The other one is the income and employment-related ones. So for me it would be perhaps like we did in South Africa, when we said employment, HIV/AIDS, and violence against women. Maybe it's for Canada to say, these are the issues we think are most important for gender equality, and let's try to look at the departments and the programs that address those issues.

5:30 p.m.

Liberal

The Chair Liberal Yasmin Ratansi

Thank you.

Ms. Peckford, do you have any last words?

5:30 p.m.

Program Director, Canadian Feminist Alliance for International Action

Nancy Peckford

I would echo some of Debbie's comments around unpaid caregiving. I also think that there have been very few strategic social investments that have benefited women over the last decade, in the midst of a plethora of tax cuts and tax credits. Therefore the whole question of social reinvestment by the federal government needs to be revisited.

5:30 p.m.

Liberal

The Chair Liberal Yasmin Ratansi

Ms. Beckton.

December 10th, 2007 / 5:30 p.m.

Coordinator, Office of the Coordinator, Status of Women Canada

Clare Beckton

I would say we just want to emphasize again that it's not just the finance department; in our view, it is all of the line departments. That is why we have been working so closely with Treasury Board and the central agencies around accountabilities and reporting, because we think that's essential to overcoming some of the challenges that were mentioned earlier about the mainstreaming of gender analysis within departments.

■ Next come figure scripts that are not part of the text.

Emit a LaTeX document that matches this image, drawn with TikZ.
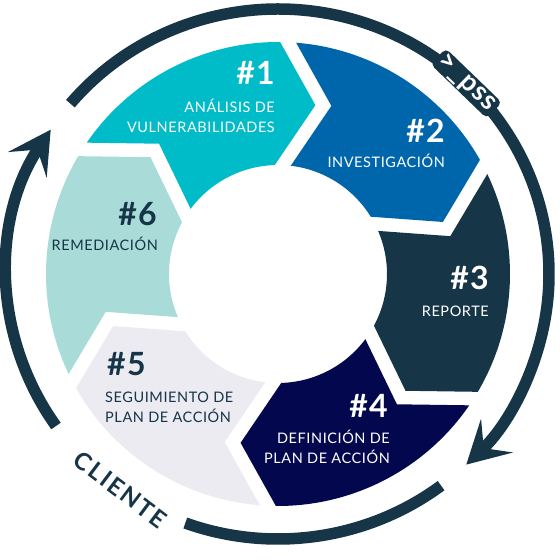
\documentclass[tikz,border=0pt]{standalone}
\usepackage{fontspec}
\setmainfont{Lato}
\newfontfamily\labelfont{Lato}[LetterSpace=4]
\newfontfamily\numfont{Lato}[LetterSpace=4]
\newfontfamily\wideletters{Lato}[LetterSpace=9]
\usetikzlibrary{arrows.meta,positioning}
\definecolor{segone}{HTML}{00BBC8}
\definecolor{segtwo}{HTML}{0066AC}
\definecolor{segthree}{HTML}{163547}
\definecolor{segfour}{HTML}{03074D}
\definecolor{segfive}{HTML}{ECEBF2}
\definecolor{segsix}{HTML}{A9DCD8}
\definecolor{ringdark}{HTML}{163547}
% segment geometry (pt)
\newcommand\segRo{232}
\newcommand\segRi{109}
\newcommand\segMid{170.3}
\newcommand\segGap{8}
\newcommand\segTip{38}
\tikzset{
  segnum/.style={
    font=\numfont\bfseries\fontsize{32}{32}\selectfont,
    text=#1, inner sep=0pt
  },
  segnum/.default=white,
  seglabel/.style={
    font=\labelfont\fontsize{14.5}{18}\selectfont,
    text=#1, inner sep=0pt
  },
  seglabel/.default=white,
  ringline/.style={draw=ringdark, line width=11.5pt},
  ringarrow/.style={ringline, -{Stealth[length=42pt, width=46pt, inset=18pt]}},
  badge/.style={
    rectangle, rounded corners=5pt, fill=ringdark, text=white,
    minimum width=78pt, minimum height=22pt, inner sep=0pt,
    font=\labelfont\bfseries\fontsize{27}{27}\selectfont
  },
  clientlabel/.style={
    text=ringdark, inner sep=0pt,
    font=\wideletters\bfseries\fontsize{24}{24}\selectfont
  },
}

\begin{document}
\begin{tikzpicture}[x=1pt, y=1pt]
  \useasboundingbox (-278,-286) rectangle (282,274);

  % chevron ring
  \foreach \k/\col in {1/segone,2/segtwo,3/segthree,4/segfour,5/segfive,6/segsix}{
    \begin{scope}[rotate={147.5-60*\k}]
      \fill[\col] ({60-asin(\segGap/\segRo)}:\segRo)
        arc[start angle={60-asin(\segGap/\segRo)}, end angle={asin(\segGap/\segRo)}, radius=\segRo]
        -- ({atan2(\segGap-\segTip,\segMid)}:{veclen(\segMid,\segTip-\segGap)})
        -- ({asin(\segGap/\segRi)}:\segRi)
        arc[start angle={asin(\segGap/\segRi)}, end angle={60-asin(\segGap/\segRi)}, radius=\segRi]
        -- ({60+atan2(-\segGap-\segTip,\segMid)}:{veclen(\segMid,\segGap+\segTip)})
        -- cycle;
    \end{scope}
  }

  % step texts
  \node[segnum, anchor=base east] (n1) at (-3,189) {\#1};
  \node[seglabel, anchor=base east] (l1a) at (-3,161) {ANÁLISIS DE};
  \node[seglabel, anchor=base east] (l1b) at ([yshift=-19.5pt]l1a.base east) {VULNERABILIDADES};

  \node[segnum, anchor=base east] (n2) at (167,131) {\#2};
  \node[seglabel, anchor=base east] (l2) at (167,106.5) {INVESTIGACIÓN};

  \node[segnum, anchor=base east] (n3) at (211,-15) {\#3};
  \node[seglabel, anchor=base east] (l3) at (211,-42) {REPORTE};

  \node[segnum, anchor=base east] (n4) at (110,-143) {\#4};
  \node[seglabel, anchor=base east] (l4a) at (112,-169.5) {DEFINICIÓN DE};
  \node[seglabel, anchor=base east] (l4b) at ([yshift=-20pt]l4a.base east) {PLAN DE ACCIÓN};

  \node[segnum=ringdark, anchor=base west] (n5) at (-171,-101) {\#5};
  \node[seglabel=ringdark, anchor=base west] (l5a) at (-173,-128) {SEGUIMIENTO DE};
  \node[seglabel=ringdark, anchor=base west] (l5b) at ([yshift=-20pt]l5a.base west) {PLAN DE ACCIÓN};

  \node[segnum=ringdark, anchor=base east] (n6) at (-121,48.5) {\#6};
  \node[seglabel=ringdark, anchor=base east] (l6) at (-120,23.5) {REMEDIACIÓN};

  % outer cycle
  \draw[ringarrow] (140:271 and 265) arc[start angle=140, end angle=-46, x radius=271, y radius=265];
  \draw[ringarrow] (215:271 and 265) arc[start angle=215, end angle=147, x radius=271, y radius=265];
  \draw[ringline] (250:271 and 265) arc[start angle=250, end angle=307, x radius=271, y radius=265];

  \node[badge, rotate=-44] (pss) at (46:271 and 265) {>\_pss};
  \node[clientlabel, rotate=-37] (cliente) at (234.5:271 and 265) {CLIENTE};
\end{tikzpicture}
\end{document}
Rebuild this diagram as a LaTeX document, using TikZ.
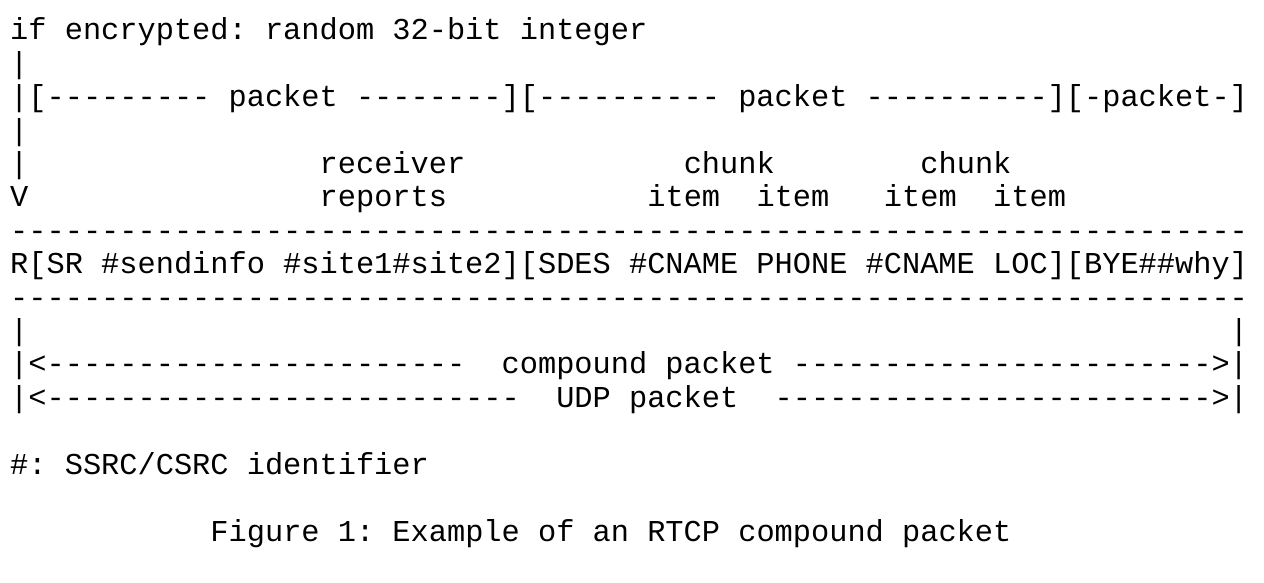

I think in terms of areas, certainly Status of Women's priorities have been economic security and violence against women. Those are very fundamental areas for women in Canada.

5:30 p.m.

Liberal

The Chair Liberal Yasmin Ratansi

I thank you all very much for being here.

Ms. Budlender, our great thanks to you. We can't see you, but we can hear you loud and clear. We are very much impressed by what you've told us, and we'll move forward with it. Thank you so much. Have a good night's sleep.